The Massachusetts House has approved an amendment to the state budget increasing the amount of money available for cities and towns through the Community Preservation Act (CPA). The CPA is an act which was passed in 2000 and makes funds available for certain community projects. This money will come from surplus revenue.
According to Wicked Local – Essex, Representative Timothy Madden (D – Nantucket) spoke in favor of the amendment claiming that this was the most important vote of the night.
“This is, by all means, in my opinion, the most important bill we are doing tonight. It’s a jobs bill. It creates affordable housing,” Madden said.

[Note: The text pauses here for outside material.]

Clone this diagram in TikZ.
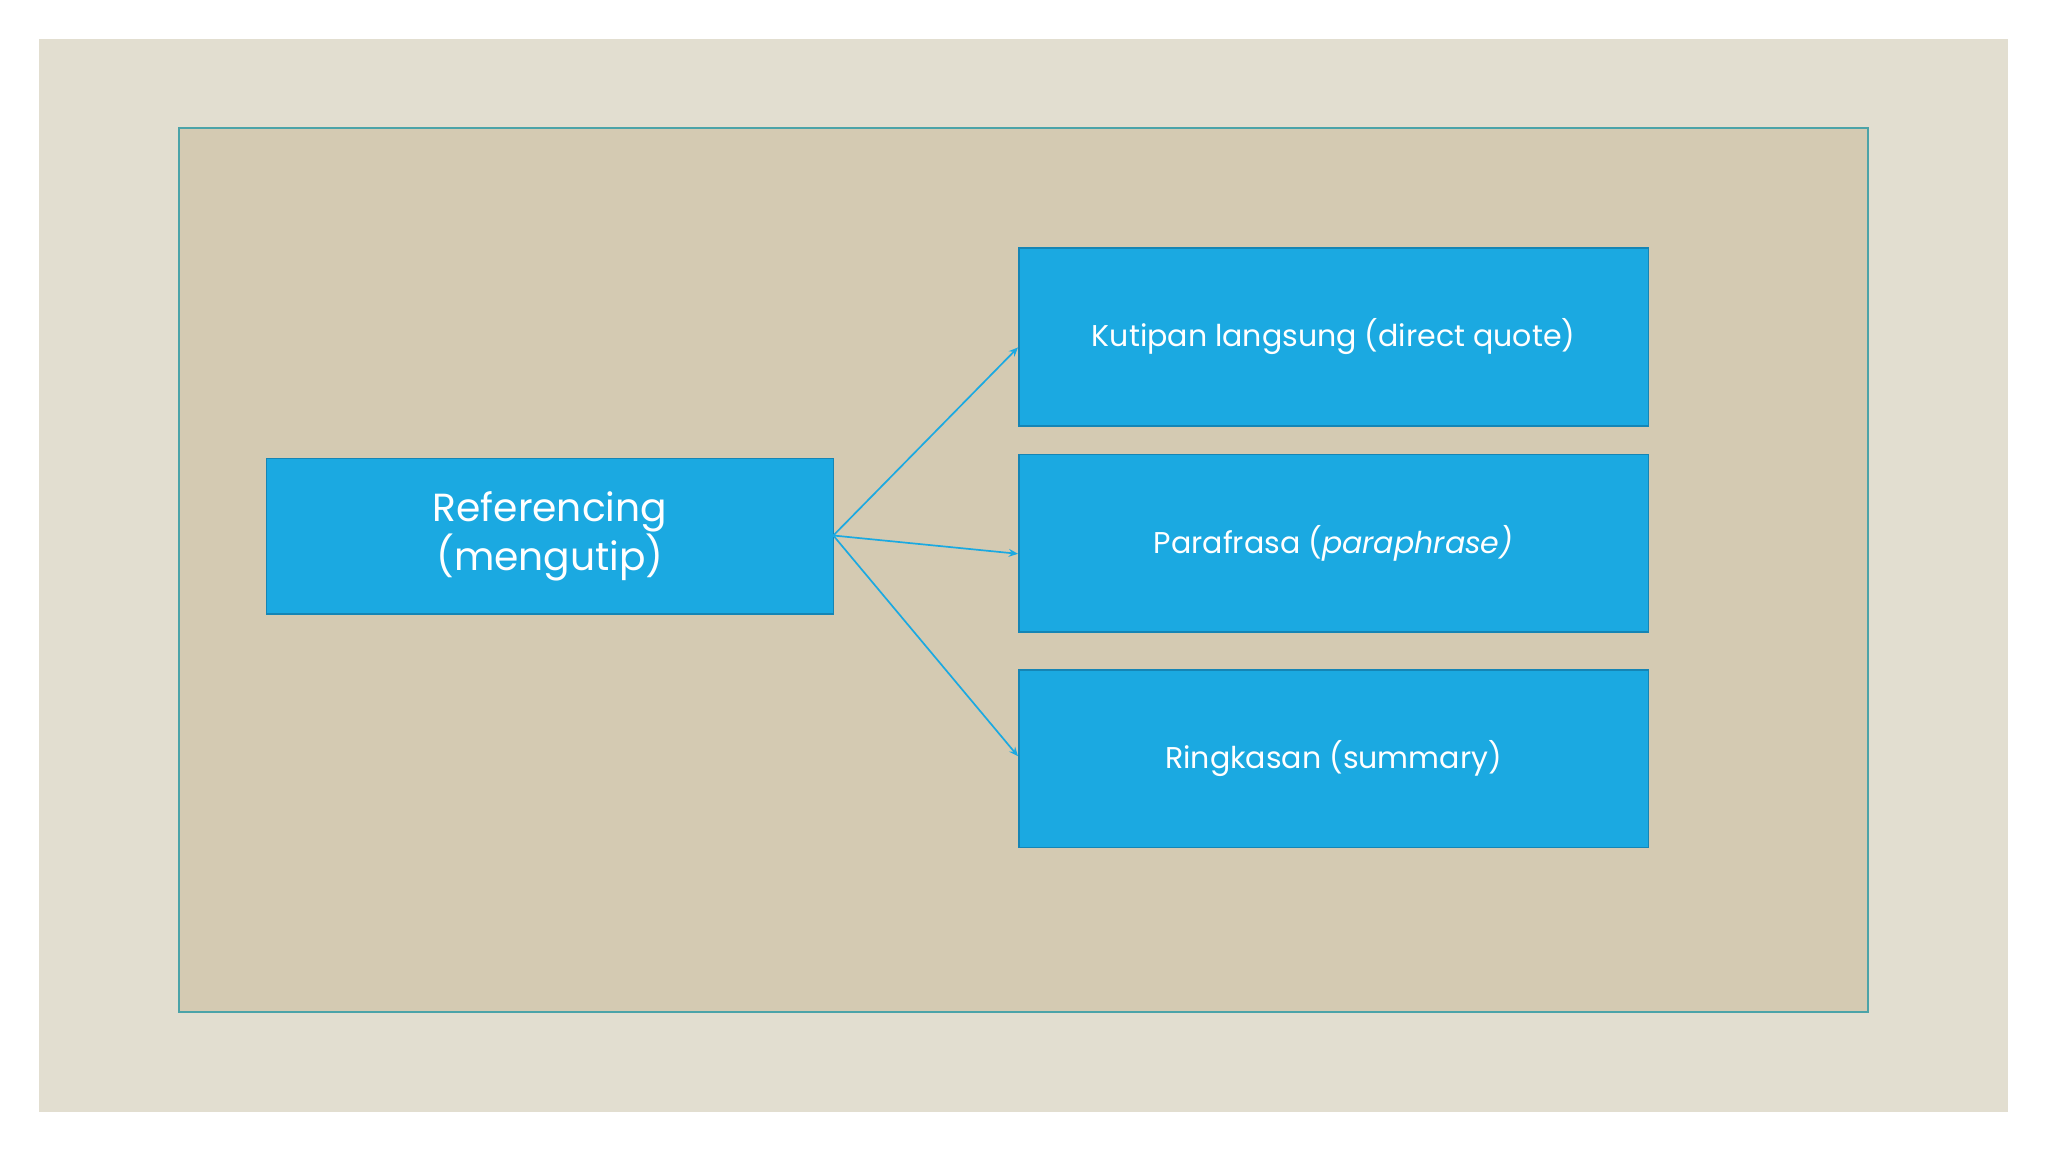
\documentclass[tikz,border=0pt]{standalone}
\usepackage{fontspec}
\setmainfont{Poppins}
\usetikzlibrary{arrows.meta}
\definecolor{outerbg}{HTML}{E2DED0}
\definecolor{innerbg}{HTML}{D4CAB2}
\definecolor{teal}{HTML}{4BA3A8}
\definecolor{boxblue}{HTML}{1BA9E1}
\definecolor{boxedge}{HTML}{1585B5}
\begin{document}
\begin{tikzpicture}[x=1pt,y=-1pt,
  bluebox/.style={draw=boxedge,line width=1.2pt,fill=boxblue,text=white,align=center,inner sep=0pt},
  conn/.style={draw=boxblue,line width=1.3pt,-{Stealth[length=7pt,width=6pt]}}]
\useasboundingbox (0,0) rectangle (1568,882);
\fill[white] (0,0) rectangle (1568,882);
\fill[outerbg] (30,30) rectangle (1537,851);
\draw[teal,fill=innerbg,line width=1.2pt] (137,98) rectangle (1430,775);
\node[bluebox,minimum width=434pt,minimum height=119pt,font=\fontsize{30}{38}\selectfont] (ref) at (421,410.5) {Referencing\\(mengutip)};
\node[bluebox,minimum width=482pt,minimum height=136pt,font=\fontsize{23}{28}\selectfont] (k) at (1021,258) {Kutipan langsung (direct quote)};
\node[bluebox,minimum width=482pt,minimum height=136pt,font=\fontsize{23}{28}\selectfont] (p) at (1021,416) {Parafrasa (\textit{paraphrase)}};
\node[bluebox,minimum width=482pt,minimum height=136pt,font=\fontsize{23}{28}\selectfont] (r) at (1021,581) {Ringkasan (summary)};
\coordinate (s) at (638,410);
\draw[conn] (s) -- ([yshift=-8pt]k.west);
\draw[conn] (s) -- ([yshift=-8pt]p.west);
\draw[conn] (s) -- ([yshift=2pt]r.west);
\end{tikzpicture}
\end{document}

Madden’s claim that this bill creates affordable housing is an interesting one. According to some reports only 124 affordable housing units have been built since the program began using $6,058,361 of available monies while $174,582,826 has been used to acquire open space.
A 2007 study entitled “The Massachusetts Community Preservation Act: Who Benefits, Who Pays?” by the Rappaport Institute of Greater Boston, part of Harvard University shows that the poorest communities in the state benefit the least from the program while actually contributing more. Since most of the money has been used for open space, the bulk of it goes to the wealthiest communities in the state, those with the most open space to be had. Most of the CPA money finds it way to Cape Cod and Middlesex County. This also occurs because of where the state matching funds come from, an added fee collected on real estate transactions. Since the poorer communities tend to have more real estate transfers, they contribute the most to the fund.
Madden is also calling this a jobs bill, but since the greatest amount of funds goes to open space there are really no jobs created, in fact it could be argued jobs are actually taken out of the economy since this open space is no longer available to be developed.
In a time when Massachusetts roads and bridges are crumbling wouldn’t it be better to spend this excess revenue on infrastructure repair instead of raising the state gas tax as proposed by Governor Patrick?